When you leave your comfort zone, striving for success, you understand that every failure along the way simply means that you weren’t ready for the success that you want to achieve. The smart individual learns the lesson of their failure, and moves forward towards success becoming more aware of how to get what they want when they leave their comfort zones.
If Thomas Edison had a Risking Failure mindset when he attempted to invent the light bulb, do you think he would have tried 1000 times? Thomas Edison was striving for success, learning a lesson each time he came to an obstacle, making him that much closer to the vision, the thought that he had in his mind, of creating light with a simple flick of the finger.
The light bulb was a thought in one mans mind, that he took with a Striving for Success mentality and implemented into one of the biggest ideas this world has ever seen. When you’re striving for success, you’re driven by love. You’re no longer destroying your comfort zones, you’re unleashing your potential.

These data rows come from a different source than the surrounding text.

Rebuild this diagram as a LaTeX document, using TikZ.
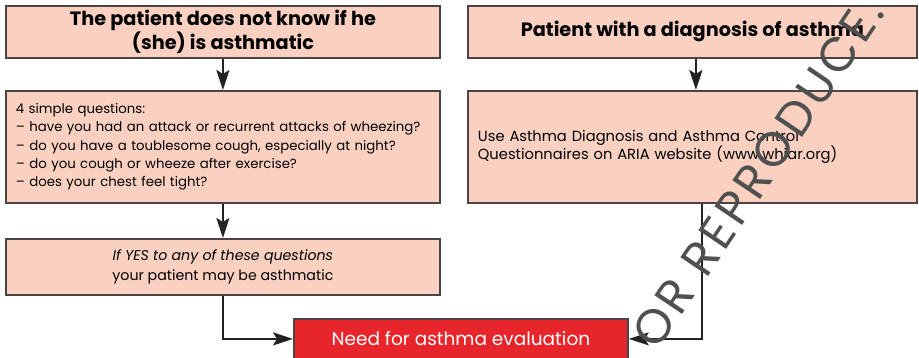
\documentclass[tikz,border=0pt]{standalone}
\usepackage{fontspec}
\setmainfont{Poppins}
\usetikzlibrary{arrows.meta,calc}
\definecolor{boxfill}{HTML}{FAD0C0}
\definecolor{boxline}{HTML}{4A4444}
\definecolor{evalred}{HTML}{E8252B}
\definecolor{wmgray}{HTML}{505050}
\definecolor{arrowblack}{HTML}{222222}
\tikzset{
  box/.style={rectangle, draw=boxline, fill=boxfill, line width=1.8pt,
    anchor=north west, inner sep=0pt, text=black},
  titletext/.style={font=\bfseries\fontsize{19.3}{21}\selectfont, align=center},
  bodytext/.style={font=\fontsize{13.3}{18.3}\selectfont},
  redbox/.style={rectangle, draw=boxline, fill=evalred, line width=1.8pt,
    anchor=north west, inner sep=0pt, text=white,
    font=\fontsize{18.5}{20}\selectfont},
  conn/.style={draw=arrowblack, line width=2pt,
    -{Stealth[length=20pt,width=13pt,inset=4pt]}},
}
\begin{document}
\begin{tikzpicture}[x=1pt,y=-1pt]
\useasboundingbox (0,0) rectangle (919,357);
\begin{scope}
\clip (0,0) rectangle (919,357);
\node[box, titletext, minimum width=434pt, minimum height=52pt] (b1) at (5,5)
  {The patient does not know if he\\(she) is asthmatic};
\node[box, titletext, minimum width=449pt, minimum height=52pt] (b2) at (467,5)
  {Patient with a diagnosis of asthma};
\node[box, bodytext, minimum width=434pt, minimum height=112pt,
  inner xsep=10pt, text width=414pt, align=left] (b3) at (5,90)
  {4 simple questions:\\
   -- have you had an attack or recurrent attacks of wheezing?\\
   -- do you have a toublesome cough, especially at night?\\
   -- do you cough or wheeze after exercise?\\
   -- does your chest feel tight?};
\node[box, font=\fontsize{14.7}{18.3}\selectfont, minimum width=449pt, minimum height=112pt,
  inner xsep=10pt, text width=429pt, align=left] (b4) at (467,90)
  {Use Asthma Diagnosis and Asthma Control\\
   Questionnaires on ARIA website (www.whiar.org)};
\node[box, font=\fontsize{14.2}{20}\selectfont, minimum width=434pt, minimum height=56pt,
  align=center] (b5) at (5,238)
  {\itshape If YES to any of these questions\\your patient may be asthmatic};
\node[redbox, minimum width=334pt, minimum height=40pt] (red) at (293,318)
  {Need for asthma evaluation};
\draw[conn] (b1) -- (b3);
\draw[conn] ([xshift=3.5pt]b2.south) -- ([xshift=3.5pt]b4.north);
\draw[conn] (b3) -- (b5);
\draw[conn] (b5.south) |- (red.west);
\draw[conn] ([xshift=9.5pt]b4.south) |- (red.east);
\node[rotate=56, anchor=base east, text=wmgray, inner sep=0pt,
  font=\addfontfeature{LetterSpace=8}\fontsize{48}{48}\selectfont] (wm) at (886,13) {OR REPRODUCE.};
\end{scope}
\end{tikzpicture}
\end{document}
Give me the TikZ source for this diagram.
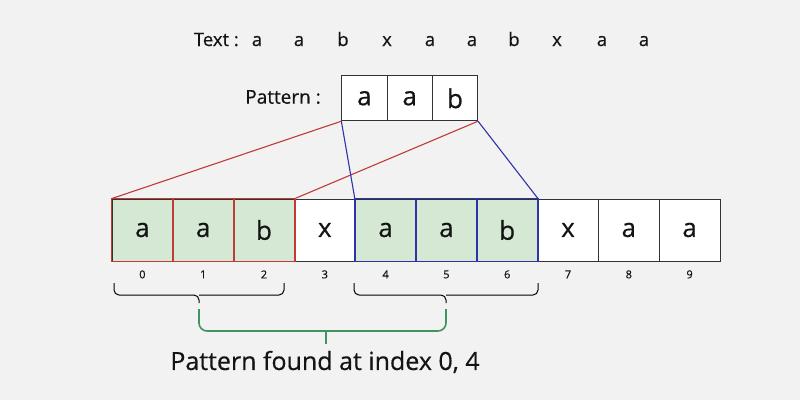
\documentclass[tikz,border=0pt]{standalone}
\usepackage{fontspec}
\setmainfont{Open Sans}[BoldFont={Open Sans}, BoldFeatures={FakeBold=0.45}]
\usetikzlibrary{calc}
\definecolor{bg}{HTML}{F2F2F2}
\definecolor{cellgreen}{HTML}{D5E8D4}
\definecolor{redc}{HTML}{C03A36}
\definecolor{bluec}{HTML}{2E33A6}
\definecolor{greenc}{HTML}{3F9460}
\definecolor{ink}{HTML}{141414}
\tikzset{
  cell/.style={draw=black!80, line width=0.8pt, fill=white, minimum width=60.8pt, minimum height=62pt, inner sep=0pt, text=ink, font=\fontsize{26}{28}\selectfont\bfseries},
  hit/.style={cell, fill=cellgreen},
  pcell/.style={draw=black!80, line width=0.8pt, fill=white, minimum width=45.3pt, minimum height=45pt, inner sep=0pt, text=ink, font=\fontsize{26}{28}\selectfont\bfseries},
  idx/.style={font=\fontsize{11}{12}\selectfont\bfseries, inner sep=0pt, text=ink},
  txt/.style={font=\fontsize{18.5}{20}\selectfont\bfseries, inner sep=0pt, anchor=base, text=ink},
  brace/.style={draw=black, line width=1pt, rounded corners=5pt},
  conn/.style={line width=1.1pt},
}
\begin{document}
\begin{tikzpicture}[x=1pt,y=-1pt]
\path[fill=bg] (0,0) rectangle (800,400);
\useasboundingbox (0,0) rectangle (800,400);
% Text row
\node[txt, anchor=base east] (tl) at (239,46) {Text :};
\foreach \c/\x [count=\i from 0] in {a/257,a/299,b/343,x/387,a/430,a/472,b/514,x/557,a/602,a/644}
  \node[txt] (t\i) at (\x,46) {\c};
% Pattern
\node[font=\fontsize{19}{21}\selectfont\bfseries, text=ink, anchor=east, inner sep=0pt] (pl) at (321,97) {Pattern :};
\foreach \c [count=\i from 0] in {a,a,b}
  \node[pcell] (p\i) at ({364.4+45.3*\i},98.3) {\c};
% Main array
\foreach \c/\s [count=\i from 0] in {a/hit,a/hit,b/hit,x/cell,a/hit,a/hit,b/hit,x/cell,a/cell,a/cell}
  \node[\s] (c\i) at ({142.4+60.8*\i},230) {\c};
\foreach \i in {0,...,9}
  \node[idx] (n\i) at ($(c\i.south)+(0,13)$) {\i};
% match outlines
\foreach \i in {0,1,2}
  \draw[redc, line width=1.4pt] (c\i.north west) rectangle (c\i.south east);
\foreach \i in {4,5,6}
  \draw[bluec, line width=1.4pt] (c\i.north west) rectangle (c\i.south east);
% connectors
\draw[redc, conn] (p0.south west) -- (c0.north west);
\draw[redc, conn] (p2.south east) -- (c2.north east);
\draw[bluec, conn] (p0.south west) -- (c4.north west);
\draw[bluec, conn] (p2.south east) -- (c6.north east);
% braces
\coordinate (b1l) at (114,283);
\coordinate (b1r) at (284,283);
\coordinate (b1t) at (199,303);
\coordinate (b2l) at (354,283);
\coordinate (b2r) at (538,283);
\coordinate (b2t) at (446,303);
\draw[brace] (b1l) -- (114,295) -- (199,295) -- (b1t);
\draw[brace] (b1r) -- (284,295) -- (199,295);
\draw[brace] (b2l) -- (354,295) -- (446,295) -- (b2t);
\draw[brace] (b2r) -- (538,295) -- (446,295);
% green bracket
\node[font=\fontsize{25}{28}\selectfont\bfseries, text=ink, inner sep=0pt] (res) at (325,362) {Pattern found at index 0, 4};
\coordinate (g1) at (199,309);
\coordinate (g2) at (446,309);
\coordinate (gm) at (326,331);
\draw[greenc, line width=1.6pt, rounded corners=8pt] (g1) -- (199,331) -- (446,331) -- (g2);
\draw[greenc, line width=1.6pt] (gm) -- (326,344);
\end{tikzpicture}
\end{document}
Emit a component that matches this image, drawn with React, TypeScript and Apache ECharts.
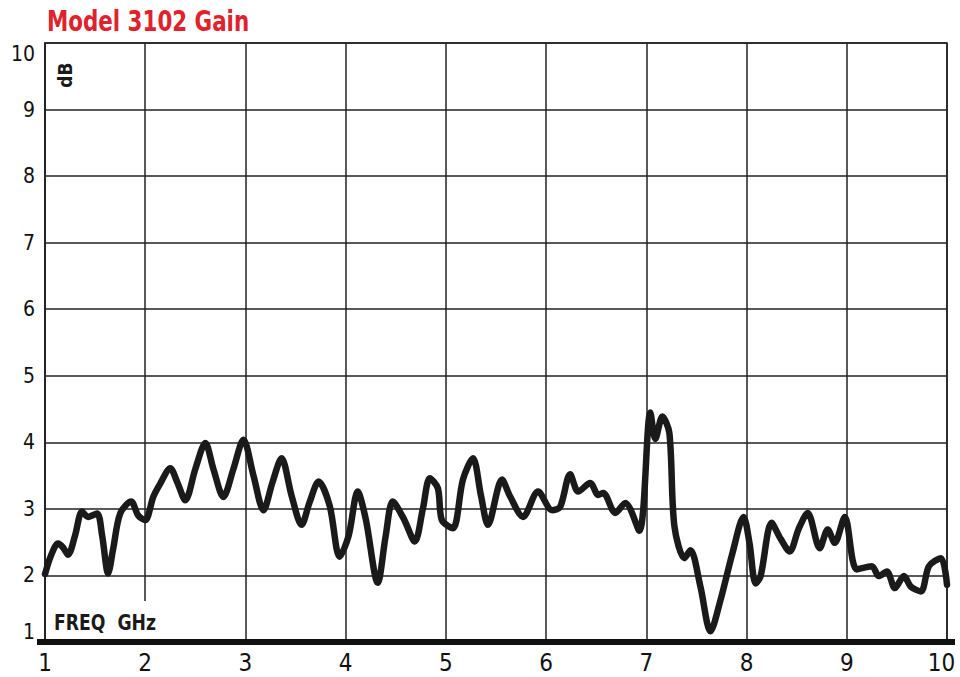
import React, { useEffect, useRef } from "react";
import * as echarts from "echarts";

const freqGHz = [
  1.0, 1.06, 1.13, 1.18, 1.23, 1.3, 1.37, 1.43, 1.52, 1.57, 1.63, 1.68, 1.75, 1.86, 1.93,
  2.0, 2.08, 2.15, 2.25, 2.32, 2.4, 2.5, 2.6, 2.68, 2.78, 2.88, 2.98, 3.08, 3.18, 3.27,
  3.36, 3.46, 3.56, 3.64, 3.73, 3.84, 3.94, 4.03, 4.12, 4.2, 4.32, 4.4, 4.47, 4.58, 4.69,
  4.77, 4.84, 4.92, 4.96, 5.07, 5.17, 5.27, 5.35, 5.42, 5.56, 5.64, 5.77, 5.92, 6.06, 6.14,
  6.24, 6.32, 6.44, 6.52, 6.57, 6.69, 6.79, 6.93, 7.04, 7.09, 7.16, 7.23, 7.28, 7.38, 7.44,
  7.54, 7.64, 7.74, 7.86, 7.97, 8.03, 8.09, 8.14, 8.25, 8.34, 8.43, 8.52, 8.61, 8.73, 8.81,
  8.88, 8.98, 9.1, 9.25, 9.32, 9.4, 9.48, 9.57, 9.64, 9.74, 9.82, 9.94, 10.0,
];

const gainDb = [
  2.02, 2.3, 2.48, 2.42, 2.31, 2.6, 2.96, 2.88, 2.93, 2.6, 2.03, 2.4, 2.93, 3.11, 2.9,
  2.83, 3.18, 3.38, 3.61, 3.4, 3.13, 3.6, 3.99, 3.6, 3.18, 3.6, 4.04, 3.5, 2.98, 3.4,
  3.76, 3.2, 2.76, 3.1, 3.41, 3.05, 2.28, 2.6, 3.26, 2.85, 1.89, 2.6, 3.11, 2.85, 2.51,
  3.0, 3.46, 3.31, 2.83, 2.71, 3.44, 3.76, 3.2, 2.76, 3.44, 3.19, 2.88, 3.26, 2.98, 3.03,
  3.52, 3.26, 3.39, 3.21, 3.24, 2.94, 3.09, 2.67, 4.45, 4.05, 4.39, 4.14, 2.74, 2.26, 2.38,
  1.83, 1.16, 1.63, 2.34, 2.88, 2.48, 1.88, 1.99, 2.79, 2.55, 2.36, 2.7, 2.94, 2.41, 2.69,
  2.49, 2.88, 2.09, 2.14, 1.99, 2.06, 1.81, 1.99, 1.83, 1.76, 2.14, 2.26, 1.86,
];

const xTicks = [1, 2, 3, 4, 5, 6, 7, 8, 9, 10];
const yTicks = [1, 2, 3, 4, 5, 6, 7, 8, 9, 10];

const titleText = "Model 3102 Gain";
const yUnitText = "dB";
const xUnitText = "FREQ  GHz";

const NARROW = "'Liberation Sans Narrow', 'Arial Narrow', 'DejaVu Sans Condensed', sans-serif";
const INK = "#1a1a1a";

export default function App() {
  const ref = useRef<HTMLDivElement | null>(null);

  useEffect(() => {
    if (!ref.current) return;
    const chart = echarts.init(ref.current, undefined, { renderer: "svg" });
    const data = freqGHz.map((f, i) => [f, gainDb[i]]);
    const xMax = xTicks[xTicks.length - 1];

    chart.setOption({
      animation: false,
      backgroundColor: "#ffffff",
      grid: {
        left: 45,
        top: 43,
        right: 13,
        bottom: 35,
        containLabel: false,
        outerBoundsMode: "none",
        show: true,
        borderColor: "#222",
        borderWidth: 1.5,
        backgroundColor: "transparent",
      },
      xAxis: {
        type: "value",
        min: xTicks[0],
        max: xMax,
        interval: 1,
        axisLine: { show: true, lineStyle: { color: "#111", width: 6 } },
        axisTick: { show: false },
        splitLine: { show: true, lineStyle: { color: "#222", width: 1.5 } },
        axisLabel: {
          color: "#111",
          fontSize: 24,
          fontFamily: NARROW,
          margin: 9,
          formatter: (v: number) => (v === xMax ? `{r|${v}}` : String(v)),
          rich: {
            r: {
              color: "#111",
              fontSize: 24,
              fontFamily: NARROW,
              padding: [0, 11, 0, 0],
            },
          },
        },
      },
      yAxis: {
        type: "value",
        min: yTicks[0],
        max: yTicks[yTicks.length - 1],
        interval: 1,
        axisLine: { show: true, lineStyle: { color: "#222", width: 1.5 } },
        axisTick: { show: false },
        splitLine: { show: true, lineStyle: { color: "#222", width: 1.5 } },
        axisLabel: {
          color: "#111",
          fontSize: 21,
          fontFamily: NARROW,
          margin: 10,
          verticalAlignMinLabel: "bottom",
          verticalAlignMaxLabel: "top",
          formatter: (v: number) => String(v),
        },
      },
      series: [
        {
          type: "line",
          data,
          smooth: 0.3,
          showSymbol: false,
          symbol: "none",
          lineStyle: { color: INK, width: 6.5, cap: "round", join: "round" },
          z: 5,
        },
      ],
    });

    const p2 = chart.convertToPixel({ gridIndex: 0 }, [2, 1]) as number[];
    const p1 = chart.convertToPixel({ gridIndex: 0 }, [1, 1]) as number[];
    const pTop = chart.convertToPixel({ gridIndex: 0 }, [1, 10]) as number[];

    chart.setOption({
      graphic: [
        {
          type: "text",
          x: p1[0] + 2,
          y: 21,
          scaleX: 0.85,
          style: {
            text: titleText,
            fill: "#e0222c",
            font: `bold 28px ${NARROW}`,
            align: "left",
            verticalAlign: "middle",
          },
          z: 4,
        },
        {
          type: "rect",
          shape: { x: p2[0] - 3, y: p2[1] - 41, width: 6, height: 38 },
          style: { fill: "#ffffff" },
          z: 1,
        },
        {
          type: "rect",
          shape: { x: p1[0] - 8, y: p1[1] - 3, width: 960 - 5 - (p1[0] - 8), height: 6 },
          style: { fill: "#111" },
          z: 3,
        },
        {
          type: "text",
          x: p1[0] + 9,
          y: p1[1] - 8,
          scaleX: 0.87,
          style: {
            text: xUnitText,
            fill: INK,
            font: `bold 22px ${NARROW}`,
            verticalAlign: "bottom",
          },
          z: 4,
        },
        {
          type: "text",
          x: p1[0] + 20,
          y: pTop[1] + 32,
          rotation: Math.PI / 2,
          style: {
            text: yUnitText,
            fill: INK,
            font: `bold 19px ${NARROW}`,
            align: "center",
            verticalAlign: "middle",
          },
          z: 4,
        },
      ],
    });

    return () => chart.dispose();
  }, []);

  return (
    <div
      ref={ref}
      style={{ position: "absolute", left: 0, top: 0, width: 960, height: 677 }}
    />
  );
}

If you’re driven by fear, you can still develop skill sets. You can be interested in a skill set, invest in a skill set, work on the process of developing it, get the value out of it, but you will be unable to achieve passion.
Passion = Love, over a long period of time. The reason for my self – destructive tendencies over the course of the past 20 years of my life, is that I was consistently driven by fear. I was running from someone who I was afraid of becoming, instead of running towards someone that I wanted to become. Now that I’ve shifted my focus, my direction, I’ve leveled up past the self – sabotage that I caused myself for 20 years.
The only difference, now, is that I’m driven by love. Because I’m motivated by love, I’m able to get the value and make Social Dynamics my passion. Social Dynamics has changed my life, from negative to positive. Social Dynamics has changed my Self – View, from Hate to Love. Social Dynamics will change the world, by showing the world love.
Ask yourself; are you driven by fear, or motivated by love?